His parents often grilled lobster, corn, and burgers at their summer place on the New Jersey shore. He still loves a good burger. Especially one that's gussied up with layers of cheese, Vidalia onions, and a mix of horseradish and Dijon mustard. But he also likes to "slip into the unexpected" with dishes such as clams or mussels steamed in a kettle set on the rack, an entire paella made on the grill, or mountains of seared, golden vegetables. "I still love to grill simple food, but I add a jolt of bold flavors with seasonings, marinades, and sauces," he says.
To his readers who also want to graduate beyond burgers, he starts by demystifying the technique. "Don't be intimidated by the grill! It is a source of heat, just like a stove, and it's very user- friendly," he says, adding:
"Grilling simply means cooking food quickly over a very hot fire."
Such confidence hasn't always come easily to Flay. Even this griller-extraordinaire has experienced a fiasco or two. Such as when he had 250 people to feed in a restaurant, and he forgot to light the mesquite grill. That's what convinced him a gas grill was better than any other. "Press a few buttons, turn a few knobs, and you have a hot, even grill, ready to go," he says.
As for grilling's most debated question - should the lid be opened or closed, Flay falls into the latter camp. "My general rule," he says, "is to cook with the grill closed for anything that takes more than four minutes.

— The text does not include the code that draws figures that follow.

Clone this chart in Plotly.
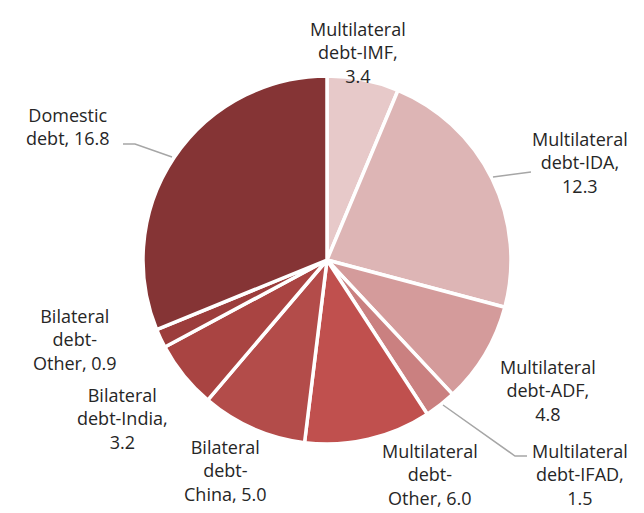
import plotly.graph_objects as go

W, H = 644, 513

categories = ["Multilateral debt-IMF", "Multilateral debt-IDA", "Multilateral debt-ADF",
              "Multilateral debt-IFAD", "Multilateral debt-Other", "Bilateral debt-China",
              "Bilateral debt-India", "Bilateral debt-Other", "Domestic debt"]
values = [3.4, 12.3, 4.8, 1.5, 6.0, 5.0, 3.2, 0.9, 16.8]
colors = ["#E7C9C9", "#DDB5B5", "#D49B9B", "#CA8080", "#C0504E",
          "#B34C4A", "#A94442", "#9C3D3C", "#853435"]
label_texts = ["Multilateral<br>debt-IMF,<br>3.4", "Multilateral<br>debt-IDA,<br>12.3",
               "Multilateral<br>debt-ADF,<br>4.8", "Multilateral<br>debt-IFAD,<br>1.5",
               "Multilateral<br>debt-<br>Other, 6.0", "Bilateral<br>debt-<br>China, 5.0",
               "Bilateral<br>debt-India,<br>3.2", "Bilateral<br>debt-<br>Other, 0.9",
               "Domestic<br>debt, 16.8"]

cx, cy, r = 327, 260, 184

def px(x):
    return x / W

def py(y):
    return 1 - y / H

fig = go.Figure(go.Pie(
    labels=categories, values=values, sort=False, direction="clockwise", rotation=0,
    marker=dict(colors=colors, line=dict(color="white", width=3.5)),
    textinfo="none", hoverinfo="label+value", showlegend=False,
    domain=dict(x=[px(cx - r), px(cx + r)], y=[py(cy + r), py(cy - r)]),
))

# label anchor positions (pixel centers of text blocks)
label_pos = [(358, 52), (580, 163), (548, 390), (580, 474), (430, 474),
             (225, 470), (122, 418), (75, 339), (68, 127)]
for t, (x, y) in zip(label_texts, label_pos):
    fig.add_annotation(x=px(x), y=py(y), xref="paper", yref="paper", text=t,
                       showarrow=False, xanchor="center", yanchor="middle",
                       font=dict(family="'Open Sans', Lato, sans-serif", size=18, color="#262626"))

leaders = [
    [(123, 144), (135, 144), (172, 157)],
    [(493, 177), (531, 172)],
    [(443, 405), (515, 456), (527, 456)],
]
for pts in leaders:
    path = "M " + " L ".join(f"{px(x)},{py(y)}" for x, y in pts)
    fig.add_shape(type="path", path=path, xref="paper", yref="paper",
                  line=dict(color="#A6A6A6", width=1.5))

fig.update_layout(width=W, height=H, margin=dict(l=0, r=0, t=0, b=0),
                  paper_bgcolor="white", plot_bgcolor="white")
fig.write_html("out.html", config={"displayModeBar": False},
               post_script="document.body.style.margin='0';document.body.style.padding='0';")
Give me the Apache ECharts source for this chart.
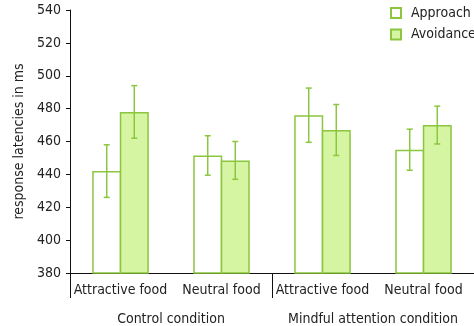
<!DOCTYPE html>
<html>
<head>
<meta charset="utf-8">
<script src="https://cdn.jsdelivr.net/npm/echarts@6/dist/echarts.min.js"></script>
<style>
  html, body { margin: 0; padding: 0; background: #fff; }
  #chart { width: 474px; height: 326px; }
</style>
</head>
<body>
<div id="chart"></div>
<script>
// Food categories within each condition
const categories = ['Attractive food', 'Neutral food', 'Attractive food', 'Neutral food'];
const conditions = ['Control condition', 'Mindful attention condition'];

// Mean response latencies (ms) and error-bar half widths
const approachMeans = [442, 451.5, 476, 455];
const approachErr = [16, 12, 16.5, 12.5];
const avoidanceMeans = [478, 448.5, 467, 470];
const avoidanceErr = [16, 11.5, 15.5, 11.5];

const yTicks = { min: 380, max: 540, step: 20 };

const FONT = '"DejaVu Sans Condensed", "Liberation Sans Narrow", sans-serif';
const FS = 14;
const STROKE = '#8cc63e';
const FILL = '#d6f5a2';
const BAR_W = 29;
const GAP_PCT = -5;                       // neighbouring bars share one border
const OVERLAP = -BAR_W * GAP_PCT / 100;   // px of overlap between the pair
const HALF_STEP = (BAR_W - OVERLAP) / 2;  // offset from category centre to each bar centre

function errorSeries(name, means, errs, shift) {
  return {
    type: 'custom',
    name: name + ' error',
    xAxisIndex: 0,
    z: 5,
    silent: true,
    data: means.map((m, i) => [i, m - errs[i], m + errs[i]]),
    renderItem: function (params, api) {
      const lo = api.coord([api.value(0), api.value(1)]);
      const hi = api.coord([api.value(0), api.value(2)]);
      const x = lo[0] + shift;
      const cap = 3;
      const style = { stroke: STROKE, lineWidth: 1.5, fill: null };
      return {
        type: 'group',
        children: [
          { type: 'line', shape: { x1: x, y1: lo[1], x2: x, y2: hi[1] }, style: style },
          { type: 'line', shape: { x1: x - cap, y1: lo[1], x2: x + cap, y2: lo[1] }, style: style },
          { type: 'line', shape: { x1: x - cap, y1: hi[1], x2: x + cap, y2: hi[1] }, style: style }
        ]
      };
    }
  };
}

const chart = echarts.init(document.getElementById('chart'), null, { renderer: 'canvas' });
chart.setOption({
  animation: false,
  backgroundColor: '#fff',
  textStyle: { fontFamily: FONT },
  grid: { left: 70, right: 0, top: 10, bottom: 53, containLabel: false },
  legend: {
    data: ['Approach', 'Avoidance'],
    orient: 'vertical',
    left: 390,
    top: 6,
    padding: 0,
    icon: 'rect',
    itemWidth: 10,
    itemHeight: 10,
    itemGap: 7.5,
    textStyle: { fontFamily: FONT, fontSize: FS, lineHeight: 14, color: '#222', padding: [0, 0, 0, 5] }
  },
  xAxis: [
    {
      type: 'category',
      data: categories,
      position: 'bottom',
      axisLine: { lineStyle: { color: '#111', width: 1 } },
      axisTick: { show: false },
      axisLabel: { color: '#222', fontSize: FS, fontFamily: FONT, margin: 10, interval: 0 }
    },
    {
      type: 'category',
      data: conditions,
      position: 'bottom',
      axisLine: { show: false },
      axisTick: { show: true, length: 25, lineStyle: { color: '#111', width: 1 } },
      axisLabel: { color: '#222', fontSize: FS, fontFamily: FONT, margin: 39, interval: 0 }
    }
  ],
  yAxis: {
    type: 'value',
    min: yTicks.min,
    max: yTicks.max,
    interval: yTicks.step,
    name: 'response latencies in ms',
    nameLocation: 'middle',
    nameGap: 36,
    nameTextStyle: { color: '#222', fontSize: FS, fontFamily: FONT },
    axisLine: { show: true, lineStyle: { color: '#111', width: 1 } },
    axisTick: { show: true, length: 4, lineStyle: { color: '#111' } },
    axisLabel: { color: '#222', fontSize: FS, fontFamily: FONT, margin: 9 },
    splitLine: { show: false }
  },
  series: [
    {
      name: 'Approach',
      type: 'bar',
      xAxisIndex: 0,
      data: approachMeans,
      barWidth: BAR_W,
      barGap: GAP_PCT + '%',
      itemStyle: { color: '#ffffff', borderColor: STROKE, borderWidth: 1.5 }
    },
    {
      name: 'Avoidance',
      type: 'bar',
      xAxisIndex: 0,
      data: avoidanceMeans,
      barWidth: BAR_W,
      barGap: GAP_PCT + '%',
      itemStyle: { color: FILL, borderColor: STROKE, borderWidth: 1.5 }
    },
    errorSeries('Approach', approachMeans, approachErr, -HALF_STEP),
    errorSeries('Avoidance', avoidanceMeans, avoidanceErr, HALF_STEP)
  ]
});
</script>
</body>
</html>
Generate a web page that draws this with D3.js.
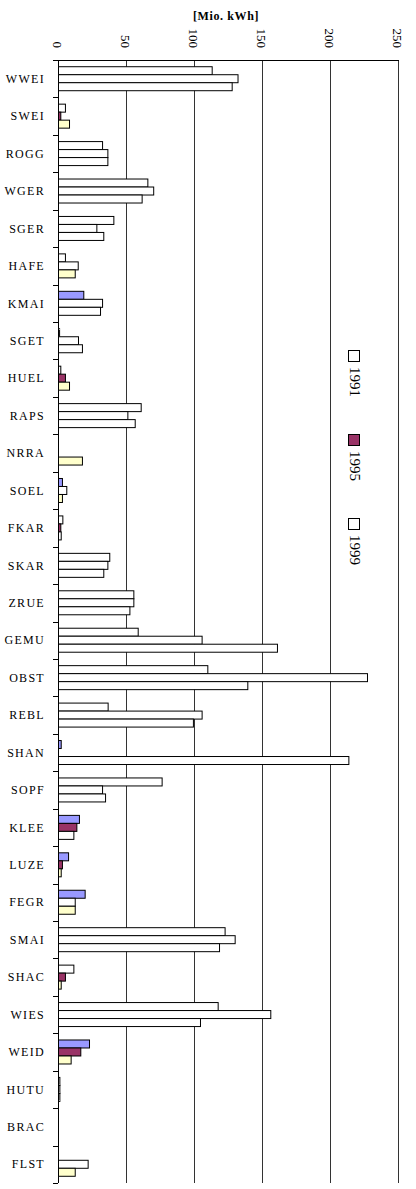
<!DOCTYPE html>
<html>
<head>
<meta charset="utf-8">
<script src="https://cdn.jsdelivr.net/npm/d3@7"></script>
<style>
    body { margin: 0; background: #fff; }
    svg { display: block; }
</style>
</head>
<body>
<svg width="416" height="1189"></svg>
<script>
// chart data
var categories = ["WWEI", "SWEI", "ROGG", "WGER", "SGER", "HAFE", "KMAI", "SGET", "HUEL", "RAPS",
    "NRRA", "SOEL", "FKAR", "SKAR", "ZRUE", "GEMU", "OBST", "REBL", "SHAN", "SOPF",
    "KLEE", "LUZE", "FEGR", "SMAI", "SHAC", "WIES", "WEID", "HUTU", "BRAC", "FLST"];
var years = ["1991", "1995", "1999"];
var values1991 = [113, 5.1, 32.4, 65.7, 40.7, 5.1, 18.6, 0.8, 1.7, 60.8,
    0, 2.9, 3.2, 37.7, 55.4, 58.6, 109.8, 36.5, 2, 76.2,
    15.4, 7.4, 19.6, 122.5, 11.3, 117.4, 22.8, 1, 0, 0];
var values1995 = [132, 1.7, 36.3, 70, 28.2, 14.5, 32.4, 14.7, 5.1, 51,
    0, 6.1, 1.7, 36.3, 55.4, 105.6, 227.2, 105.6, 0, 32.4,
    13.5, 2.9, 12.3, 129.9, 5.1, 156.1, 16.4, 1, 0, 21.8];
var values1999 = [127.7, 8.1, 36.3, 61.5, 33.3, 12.3, 30.9, 17.6, 8.1, 56.4,
    17.6, 2.9, 2, 33.3, 52.5, 161, 139.2, 99.2, 213.5, 34.6,
    11.3, 2, 12.3, 118.4, 2, 104.4, 9.3, 1, 0, 12.3];
var tickValues = [0, 50, 100, 150, 200, 250];

// which bars are drawn in the series colour (the rest are white)
var shaded1991 = [0, 0, 0, 0, 0, 0, 1, 0, 0, 0, 0, 1, 0, 0, 0, 0, 0, 0, 1, 0, 1, 1, 1, 0, 0, 0, 1, 0, 0, 0];
var shaded1995 = [0, 1, 0, 0, 0, 0, 0, 0, 1, 0, 0, 0, 1, 0, 0, 0, 0, 0, 0, 0, 1, 1, 0, 0, 1, 0, 1, 0, 0, 0];
var shaded1999 = [0, 1, 0, 0, 0, 1, 0, 0, 1, 0, 1, 1, 0, 0, 0, 0, 0, 0, 0, 0, 0, 1, 1, 0, 1, 0, 1, 0, 0, 1];

var seriesColors = { "1991": "#9999ff", "1995": "#993366", "1999": "#ffffcc" };
var legendColors = { "1991": "#ffffff", "1995": "#993366", "1999": "#ffffff" };

var font = "'Liberation Serif', 'Times New Roman', serif";

window.onload = function () {
    build_chart();
}

function build_chart() {
    var svg = d3.select("svg");

    var rows = categories.map(function (c, i) {
        return {
            name: c,
            bars: [
                { key: "1991", value: values1991[i], shaded: shaded1991[i] },
                { key: "1995", value: values1995[i], shaded: shaded1995[i] },
                { key: "1999", value: values1999[i], shaded: shaded1999[i] }
            ]
        };
    });

    // X-axis (values), drawn at the top
    var x = d3.scaleLinear()
        .domain([0, 250])
        .range([58, 398]);

    // Y-axis (categories)
    var y0 = d3.scaleBand()
        .domain(categories)
        .range([60, 1183]);

    var y1 = d3.scaleBand()
        .domain(years)
        .range([0, y0.bandwidth()])
        .paddingOuter(0.84);

    // gridlines
    svg.append("g")
        .selectAll("line")
        .data(tickValues)
        .enter().append("line")
        .attr("x1", function (d) { return Math.round(x(d)) + 0.5; })
        .attr("x2", function (d) { return Math.round(x(d)) + 0.5; })
        .attr("y1", 60)
        .attr("y2", 1183)
        .attr("stroke", function (d) { return d == 0 ? "#000" : "#333"; })
        .attr("stroke-width", 1);

    // top axis line
    svg.append("line")
        .attr("x1", 58).attr("x2", 399)
        .attr("y1", 60.5).attr("y2", 60.5)
        .attr("stroke", "#000");

    // category tick marks
    var edges = categories.map(function (c) { return y0(c); }).concat([1183]);
    svg.append("g")
        .selectAll("line")
        .data(edges)
        .enter().append("line")
        .attr("x1", 53).attr("x2", 58)
        .attr("y1", function (d) { return Math.round(d) + 0.5; })
        .attr("y2", function (d) { return Math.round(d) + 0.5; })
        .attr("stroke", "#000");

    // tick labels, rotated
    svg.append("g")
        .selectAll("text")
        .data(tickValues)
        .enter().append("text")
        .attr("transform", function (d) { return "translate(" + x(d) + ",48) rotate(90)"; })
        .attr("dy", "0.35em")
        .attr("text-anchor", "end")
        .attr("font-family", font)
        .attr("font-size", 13)
        .text(function (d) { return d; });

    // axis title
    svg.append("text")
        .attr("x", 226)
        .attr("y", 20)
        .attr("text-anchor", "middle")
        .attr("font-family", font)
        .attr("font-size", 12)
        .attr("font-weight", "bold")
        .attr("letter-spacing", 0.6)
        .text("[Mio. kWh]");

    // bars
    svg.append("g")
        .selectAll("g")
        .data(rows)
        .enter().append("g")
        .attr("transform", function (d) { return "translate(0," + y0(d.name) + ")"; })
        .selectAll("rect")
        .data(function (d) { return d.bars.filter(function (b) { return b.value > 0; }); })
        .enter().append("rect")
        .attr("x", x(0) + 0.5)
        .attr("y", function (d) { return y1(d.key); })
        .attr("width", function (d) { return x(d.value) - x(0); })
        .attr("height", y1.bandwidth())
        .attr("fill", function (d) { return d.shaded ? seriesColors[d.key] : "#fff"; })
        .attr("stroke", "#000")
        .attr("stroke-width", 1);

    // category labels
    svg.append("g")
        .selectAll("text")
        .data(categories)
        .enter().append("text")
        .attr("x", 45)
        .attr("y", function (d) { return y0(d) + y0.bandwidth() / 2; })
        .attr("dy", "0.35em")
        .attr("text-anchor", "end")
        .attr("font-family", font)
        .attr("font-size", 12)
        .attr("letter-spacing", 1.3)
        .text(function (d) { return d; });

    // legend, rotated like the tick labels
    var legend = svg.append("g")
        .selectAll("g")
        .data(years)
        .enter().append("g")
        .attr("transform", function (d, i) { return "translate(348," + (350 + i * 84) + ")"; });

    legend.append("rect")
        .attr("x", 0.5)
        .attr("y", 0.5)
        .attr("width", 11)
        .attr("height", 11)
        .attr("fill", function (d) { return legendColors[d]; })
        .attr("stroke", "#000");

    legend.append("text")
        .attr("transform", "translate(2,17) rotate(90)")
        .attr("text-anchor", "start")
        .attr("font-family", font)
        .attr("font-size", 15)
        .text(function (d) { return d; });
}
</script>
</body>
</html>
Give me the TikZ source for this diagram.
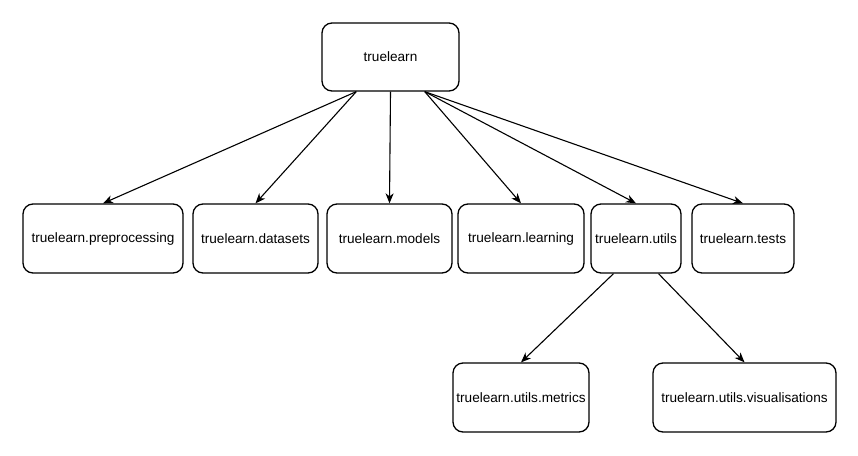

I close the lid even for most of the quicker things."
But the host needn't worry too much about rules, he says. "Even if you love to grill as much as I do, don't get carried away... Make sure you have a nice array of things to put out, but don't turn the cooking into a burden."
Which is just another way to express the Flay motto to Keep It Simple. That way, even the one doing the grillin' can also do some chillin'.